The Treaty of Frankfurt belongs to a category of peace settlements that, while achieving short-term stability, contained the seeds of future conflict. Unlike the Congress of Vienna, which had produced a generation of relative peace by integrating a defeated France back into the concert of Europe, Frankfurt was a dictated peace that left the loser permanently aggrieved. The comparison has often been made with the Treaty of Versailles in 1919: both were signed in the aftermath of a rapid German military victory over France (1871) or an Allied victory over Germany (1919), both imposed territorial losses and heavy financial reparations, and both generated a sense of national humiliation that radical politicians exploited. In the case of Frankfurt, the humiliation fuelled French revanchism; in the case of Versailles, it fuelled a German version that proved even more destructive.
Historiographical Perspectives
Scholarly interpretation has evolved. Contemporary French historians such as Gabriel Monod and later Pierre Renouvin initially presented the treaty as a monumental injustice and the primary cause of Franco-German antagonism. German historians of the Wilhelmine era celebrated the settlement as a necessary consolidation of national unity. After 1945, with the Franco-German reconciliation and the creation of the European Coal and Steel Community, historians began to stress elements of continuity across the border—the persistence of cross-border economic ties, the relative moderation of German rule when compared with occupations of the twentieth century—while still acknowledging the psychological damage. More recently, scholars such as Peter Gärtner have examined the treaty as a case study in the limits of nationalist myth-making, showing how both French and German public memories distorted the reality of life in Alsace-Lorraine for political ends.
Memory and Material Markers
The treaty left its imprint on the physical environment in ways that still resonate. French towns erected war memorials listing the dead of 1870–1871 long before the Great War monuments appeared. The lion of Belfort, sculpted by Frédéric Auguste Bartholdi, commemorates the heroic defence of that city—the one piece of Alsace that France managed to keep. On the German side, massive memorials such as the Niederwalddenkmal near Rüdesheim, inaugurated in 1883, celebrated the foundation of the Reich and implicitly the defeat of France. These monuments kept the memory of the treaty fresh for two generations, ensuring that the Franco-Prussian War was never allowed to become a closed chapter.

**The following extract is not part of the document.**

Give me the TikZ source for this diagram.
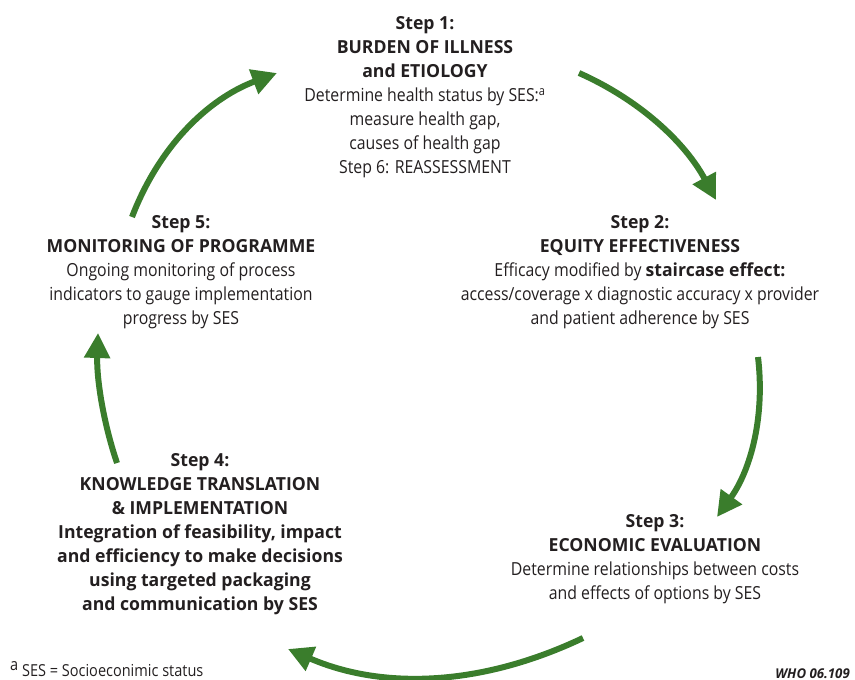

Connections to the Broader European Framework
The Treaty of Frankfurt did not exist in a vacuum. It influenced the Congress of Berlin in 1878, where Bismarck’s Germany appeared as an “honest broker” but also a dominant power. It coloured the scramble for Africa, during which Bismarck initially resisted colonial commitments but later used overseas expansion as a way to divert French energies away from the blue line of the Vosges. It also contributed to the estrangement of Russia from Germany after Bismarck’s dismissal in 1890, as Russia feared a German-Austrian hegemony that the 1871 settlement had helped create. In this sense, the treaty was not merely a bilateral affair between France and Germany; it was a constitutive act of the modern European state system, with consequences that rippled outwards to the Balkans, the Ottoman Empire, and the colonial world.
Concluding Reflections
The signing of the Treaty of Frankfurt on that spring day in 1871 seemed to the German leadership like the logical and permanent consummation of victory. France had been crushed, the indemnity would fuel a German economic miracle, and the annexed territories would serve as a protective glacis against future attack. Yet the treaty produced exactly the opposite of what Bismarck had wished for in his more cautious moments: it made an implacable enemy of a country that, once recovered, would dedicate itself to overturning the settlement. The road from Frankfurt to the Marne was long but remarkably straight. When French soldiers marched into the reclaimed provinces in 1918, and when the armistice was signed that year, it was a direct repudiation of the 1871 peace. The Treaty of Frankfurt, like all great treaties, had been meant to impose a lasting order. Instead, it became a monument to the perils of humiliation and the dangerous resilience of national memory.